I've been trying to do some $\epsilon -\delta$ proofs, but I keep running into problems regarding certain steps. Namely, I can bring the proof to a point that is almost complete, but to complete it I would need to place a constraint on $\delta$ to make the next inequality true (such as $x^2+y^2≤\sqrt{x^2+y^2}$ provided $\sqrt{x^2+y^2}≤1$).
If I had $$\lim_{(x,y)\to(0,0)}f(x,y)$$ Is it fine to constrain my $\delta$ (such as $0<\sqrt{x^2+y^2}<\delta<1$) because my limit is within the disc $\sqrt{x^2+y^2}<1$?
If I come to a point where I would need to do that, have I done something wrong?
Is there some extra step that I should make that I am missing?

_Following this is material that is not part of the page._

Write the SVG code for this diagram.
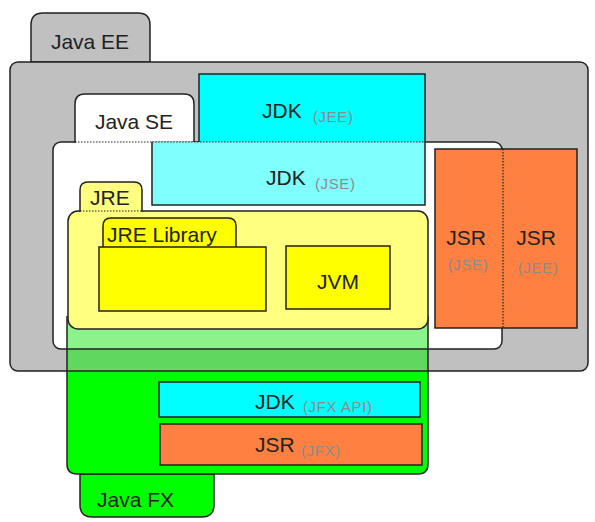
<svg xmlns="http://www.w3.org/2000/svg" width="595" height="522" viewBox="0 0 595 522">
<defs>
<style>
.ln{stroke:#222;stroke-width:1.5;fill:none}
.dot{stroke:#222;stroke-width:1.2;stroke-dasharray:1.5 1.5;fill:none}
.t{font-family:"Liberation Sans",Arial,sans-serif;font-size:21px;fill:#222}
.s{font-family:"Liberation Sans",Arial,sans-serif;font-size:15px;fill:#8c8c8c;letter-spacing:0.6px}
.m{text-anchor:middle}
</style>
</defs>
<rect width="595" height="522" fill="#fff"/>
<g id="java-ee">
<path d="M31,62 V25 Q31,13 43,13 H138 Q150,13 150,25 V62 Z" class="ln" style="fill:#C0C0C0"/>
<rect x="10" y="62" width="578" height="309" rx="8" class="ln" style="fill:#C0C0C0"/>
<text class="t m" x="90" y="49">Java EE</text>
</g>
<g id="java-se">
<rect x="53" y="142" width="449" height="207" rx="8" class="ln" style="fill:#fff"/>
<path d="M75,143 V104 Q75,94 85,94 H184 Q194,94 194,104 V143" class="ln" style="fill:#fff"/>
<rect x="76" y="140" width="117" height="3" fill="#fff"/>
<line x1="75" y1="142" x2="194" y2="142" class="dot"/>
<text class="t m" x="134" y="129">Java SE</text>
</g>
<g id="jdk-jee">
<rect x="199" y="74" width="226" height="68" fill="#00FFFF"/>
<path d="M199,142 V74 H425 V142" class="ln"/>
<text class="t" x="262" y="118">JDK</text>
<text class="s" x="313" y="122">(JEE)</text>
</g>
<g id="jdk-jse">
<rect x="152" y="142" width="273" height="63" fill="#80FFFF"/>
<path d="M152,142 V205 H425 V142" class="ln"/>
<line x1="152" y1="142" x2="425" y2="142" class="dot"/>
<text class="t" x="266" y="185">JDK</text>
<text class="s" x="315" y="189">(JSE)</text>
</g>
<g id="jsr-jse-jee">
<rect x="435" y="149" width="142" height="179" class="ln" style="fill:#FF8040"/>
<line x1="503" y1="149" x2="503" y2="328" class="dot"/>
<text class="t m" x="466" y="245">JSR</text>
<text class="s m" x="468" y="270">(JSE)</text>
<text class="t m" x="536" y="245">JSR</text>
<text class="s m" x="538" y="273">(JEE)</text>
</g>
<g id="java-fx">
<path d="M80,474 V505 Q80,517 92,517 H202 Q214,517 214,505 V474 Z" class="ln" style="fill:#00FF00"/>
<rect x="67" y="316" width="361" height="33" fill="#8CF28C"/>
<rect x="67" y="349" width="361" height="22" fill="#60D860"/>
<path d="M67,371 V464 Q67,474 77,474 H418 Q428,474 428,464 V371 Z" fill="#00FF00"/>
<path d="M67,316 V464 Q67,474 77,474 H418 Q428,474 428,464 V316" class="ln"/>
<line x1="67" y1="349" x2="428" y2="349" class="ln"/>
<line x1="67" y1="371" x2="428" y2="371" class="ln"/>
<text class="t" x="97" y="507">Java FX</text>
</g>
<g id="jdk-jfx">
<rect x="159" y="382" width="261" height="35" class="ln" style="fill:#00FFFF"/>
<text class="t" x="255" y="409">JDK</text>
<text class="s" x="303" y="412">(JFX API)</text>
</g>
<g id="jsr-jfx">
<rect x="160" y="424" width="262" height="41" class="ln" style="fill:#FF8040"/>
<text class="t" x="255" y="452">JSR</text>
<text class="s" x="301" y="456">(JFX)</text>
</g>
<g id="jre">
<rect x="68" y="211" width="360" height="118" rx="10" class="ln" style="fill:#FFFF80"/>
<path d="M80,212 V190 Q80,182 88,182 H134 Q142,182 142,190 V212" class="ln" style="fill:#FFFF80"/>
<rect x="81" y="209" width="60" height="3" fill="#FFFF80"/>
<line x1="80" y1="211" x2="142" y2="211" class="dot"/>
<text class="t" x="90" y="205">JRE</text>
</g>
<g id="jre-library">
<path d="M103,247 V226 Q103,218 111,218 H228 Q236,218 236,226 V247" class="ln" style="fill:#FFFF00"/>
<rect x="99" y="247" width="167" height="64" class="ln" style="fill:#FFFF00"/>
<text class="t" x="107" y="242">JRE Library</text>
</g>
<g id="jvm">
<rect x="286" y="246" width="104" height="63" class="ln" style="fill:#FFFF00"/>
<text class="t m" x="338" y="289">JVM</text>
</g>
<g id="connectors"></g>
</svg>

The short answer would be: No, you have done nothing wrong. And here's why:
The definition of limit says that for every $\varepsilon > 0$, there exists a $\delta > 0$, such that... etc. If you place any (extra) constraints on what $\delta$ may be, then nothing goes wrong. In your example you say you choose $0 < \delta < 1$ and then you get what you want. That's fine because that means a suitable $\delta > 0$ definitely exists and that's really all we need.
So yes, you may place any constraint on $\delta>0$ that you want.
N.B. Just make sure that you keep $\delta > 0$. So the constraint $\delta \le 0$, would not be fine for instance. This goes without saying, however.